Nonetheless, the party’s push for more welfare has an obvious subtext — that immigrants are profiting from the state’s largesse at locals’ expense. “I’m not against taking a few, but we need to help the French in France too,” said Campergue. “It’s a bit selfish. Why are they the only ones who deserve support?” Guillaume Kaznowski, a councillor in the nearby town of Liévin, drew an implicit link between the National Front’s class-based politics and its stance against radical Islam. “The people who were terrorists [in the Paris attacks] belonged to the middle class; they are not from the cités,” he said, referring to the derelict suburban housing blocks mostly home to minorities. A few days before the attacks this month, Le Pen promised to “denounce and eradicate all bacterial immigration” in the region — a comment with obvious racial overtones. (She later played down the remark as a comment on hygienic conditions in the Calais refugee camp.)

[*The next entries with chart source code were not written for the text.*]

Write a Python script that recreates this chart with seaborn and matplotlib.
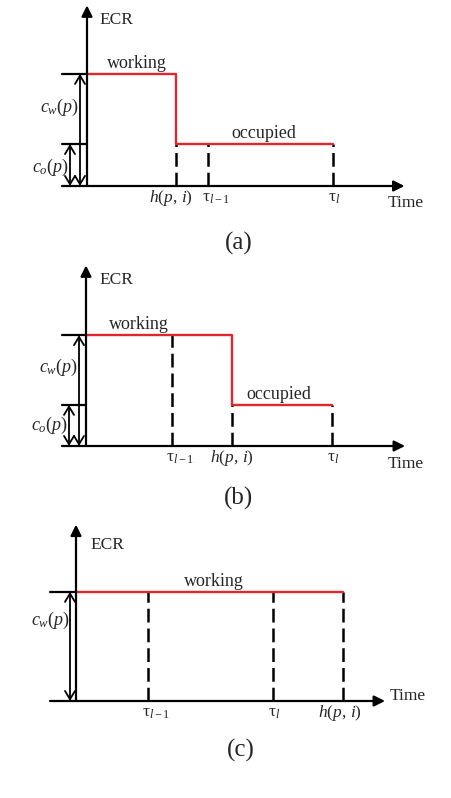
import numpy as np
import pandas as pd
import matplotlib
matplotlib.use("Agg")
import matplotlib.pyplot as plt
import seaborn as sns

# Dados do esquema (unidades arbitrárias de tempo e de ECR)
painel = ["(a)", "(b)", "(c)"]
c_w = [2.67, 2.64, 2.60]          # nível "working"
c_o = [1.00, 0.98, None]          # nível "occupied" (não existe em (c))
h_pi = [3.56, 5.84, 10.68]        # h(p, i)
tau_ant = [4.84, 3.44, 2.88]      # tau_{l-1}
tau_l = [9.84, 9.84, 7.88]        # tau_l

lbl_h = r"$h(p,\,i)$"
lbl_tau_ant = r"$\mathrm{\tau}_{l-1}$"
lbl_tau_l = r"$\mathrm{\tau}_{l}$"

W, H = 452, 798
SX, SY = 25.0, 42.0   # pixels por unidade
VERMELHO = "#e3262b"

sns.set_theme(style="white")
plt.rcParams["font.family"] = ["Liberation Serif", "DejaVu Serif"]
plt.rcParams["mathtext.fontset"] = "custom"
plt.rcParams["mathtext.rm"] = "Liberation Serif"
plt.rcParams["mathtext.it"] = "Liberation Serif:italic"

fig = plt.figure(figsize=(W / 100, H / 100), dpi=100)

# layout de cada painel (pixels da figura)
layout = [
    dict(top=0, bottom=230, x0=87, y0=186, xa=-1.0, xb=12.7, yt=4.3,
         cw_x=-0.28, co_x=-0.68, time=(12.04, -0.40, "left"), ecr=(0.48, 3.95),
         work_x=2.0, occ_x=7.08, cw_lbl=(-0.30, 1.86), co_lbl=(-0.74, 0.45),
         letter=(239, 243), h_dx=-5),
    dict(top=260, bottom=490, x0=86, y0=446, xa=-0.96, xb=12.76, yt=4.3,
         cw_x=-0.28, co_x=-0.68, time=(12.08, -0.43, "left"), ecr=(0.52, 3.95),
         work_x=2.12, occ_x=7.72, cw_lbl=(-0.30, 1.86), co_lbl=(-0.72, 0.50),
         letter=(239, 498), h_dx=0),
    dict(top=520, bottom=740, x0=76, y0=701, xa=-1.04, xb=12.36, yt=4.2,
         cw_x=-0.24, co_x=None, time=(12.56, 0.12, "left"), ecr=(0.56, 3.71),
         work_x=5.52, occ_x=None, cw_lbl=(-0.22, 1.93), co_lbl=None,
         letter=(241, 750), h_dx=-3),
]

for i, lay in enumerate(layout):
    ax = fig.add_axes([0, 1 - lay["bottom"] / H, 1, (lay["bottom"] - lay["top"]) / H])

    # degrau vermelho
    if c_o[i] is not None:
        df = pd.DataFrame({"t": [0, h_pi[i], h_pi[i], tau_l[i]],
                           "ecr": [c_w[i], c_w[i], c_o[i], c_o[i]]})
    else:
        df = pd.DataFrame({"t": [0, h_pi[i]], "ecr": [c_w[i], c_w[i]]})
    sns.lineplot(data=df, x="t", y="ecr", sort=False, estimator=None,
                 color=VERMELHO, lw=1.7, ax=ax, zorder=3)

    # linhas tracejadas até o nível do degrau
    marcas = [(h_pi[i], lbl_h, "center", lay["h_dx"]), (tau_ant[i], lbl_tau_ant, "left", -6),
              (tau_l[i], lbl_tau_l, "left", -5)]
    for t, lbl, ha, dx in marcas:
        if c_o[i] is None or t < h_pi[i]:
            nivel = c_w[i]
        else:
            nivel = c_o[i]
        ax.vlines(t, 0, nivel, colors="black", lw=1.8, linestyles=(0, (5.5, 2.4)))
        ax.annotate(lbl, xy=(t, 0), xytext=(dx, -12), textcoords="offset pixels",
                    ha=ha, va="center", fontsize=12.5)

    # eixos com setas
    ax.annotate("", xy=(lay["xb"], 0), xytext=(lay["xa"], 0),
                arrowprops=dict(arrowstyle="-|>", color="black", lw=1.6,
                                mutation_scale=16, shrinkA=0, shrinkB=0))
    ax.annotate("", xy=(0, lay["yt"]), xytext=(0, 0),
                arrowprops=dict(arrowstyle="-|>", color="black", lw=1.6,
                                mutation_scale=16, shrinkA=0, shrinkB=0))

    # traços de nível à esquerda e setas duplas
    niveis = [(c_w[i], lay["cw_x"], r"$c_w(p)$", lay["cw_lbl"]),
              (c_o[i], lay["co_x"], r"$c_o(p)$", lay["co_lbl"])]
    for nivel, xs, lbl, pos in niveis:
        if nivel is None:
            continue
        ax.plot([lay["xa"], 0], [nivel, nivel], color="black", lw=1.6)
        ax.annotate("", xy=(xs, nivel), xytext=(xs, 0),
                    arrowprops=dict(arrowstyle="<->,head_length=0.5,head_width=0.3",
                                    color="black", lw=1.3, mutation_scale=12,
                                    shrinkA=0, shrinkB=0))
        ax.text(pos[0], pos[1], lbl, ha="right", va="center", fontsize=13)

    # textos
    tx, ty, tha = lay["time"]
    ax.text(tx, ty, "Time", ha=tha, va="center", fontsize=12.5)
    ax.text(lay["ecr"][0], lay["ecr"][1], "ECR", ha="left", va="center", fontsize=12.5)
    ax.annotate("working", xy=(lay["work_x"], c_w[i]), xytext=(0, 2),
                textcoords="offset pixels", ha="center", va="bottom", fontsize=13)
    if lay["occ_x"] is not None:
        ax.annotate("occupied", xy=(lay["occ_x"], c_o[i]), xytext=(0, 2),
                    textcoords="offset pixels", ha="center", va="bottom", fontsize=13)

    ax.set_xlim(-lay["x0"] / SX, (W - lay["x0"]) / SX)
    ax.set_ylim(-(lay["bottom"] - lay["y0"]) / SY, (lay["y0"] - lay["top"]) / SY)
    ax.axis("off")

    fig.text(lay["letter"][0] / W, 1 - lay["letter"][1] / H, painel[i],
             ha="center", va="center", fontsize=18)

fig.savefig("out.png", dpi=100)
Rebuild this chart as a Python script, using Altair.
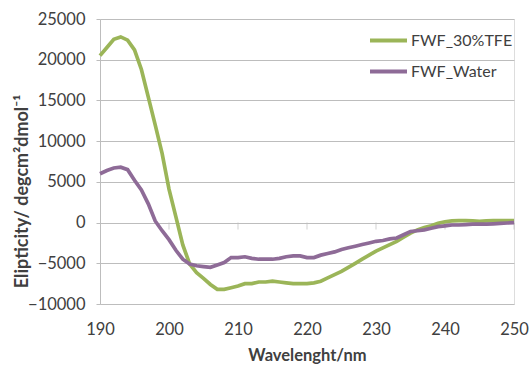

The party insists that it welcomes Muslims so long as they accept French values. National Front posters contrast a smiling woman with a French flag painted on her face with a figure in a burqa, a choice it paints as between “freedom and oppression.” Party treasurer Wallerand de Saint Just, who is running for election in Paris, wants to integrate French Muslims on the model of the Consistoire, a government organization that managed Jewish religious affairs under Napoleon in the 19th century. “Napoleon said, ‘You are French like any other people, but you need to organize and I need officials to talk to you,’” Saint Just explained. “Now we need to do the same with Muslims.”

The National Front says that message is beginning to resonate with some French Muslims. At a recent training day for activists at the party’s office in a Victorian terraced house in the regional center of Lille, Ameline Shah, 24, a half-Bangladeshi woman from a Muslim family, discussed the role of radical Islam in the Paris attacks with a dozen young, composed, white activists as they ate a ham-and-cheese filo pastry with the name “MARINE” carved into the dough. “I joined a few months ago, after the refugee crisis,” said Shah, who left a party run by far-left firebrand Jean-Luc Mélenchon after he called for opening France’s borders and giving refugees French citizenship. “It’s not possible,” she said. “The Front National is the only party to be pragmatic enough on this.”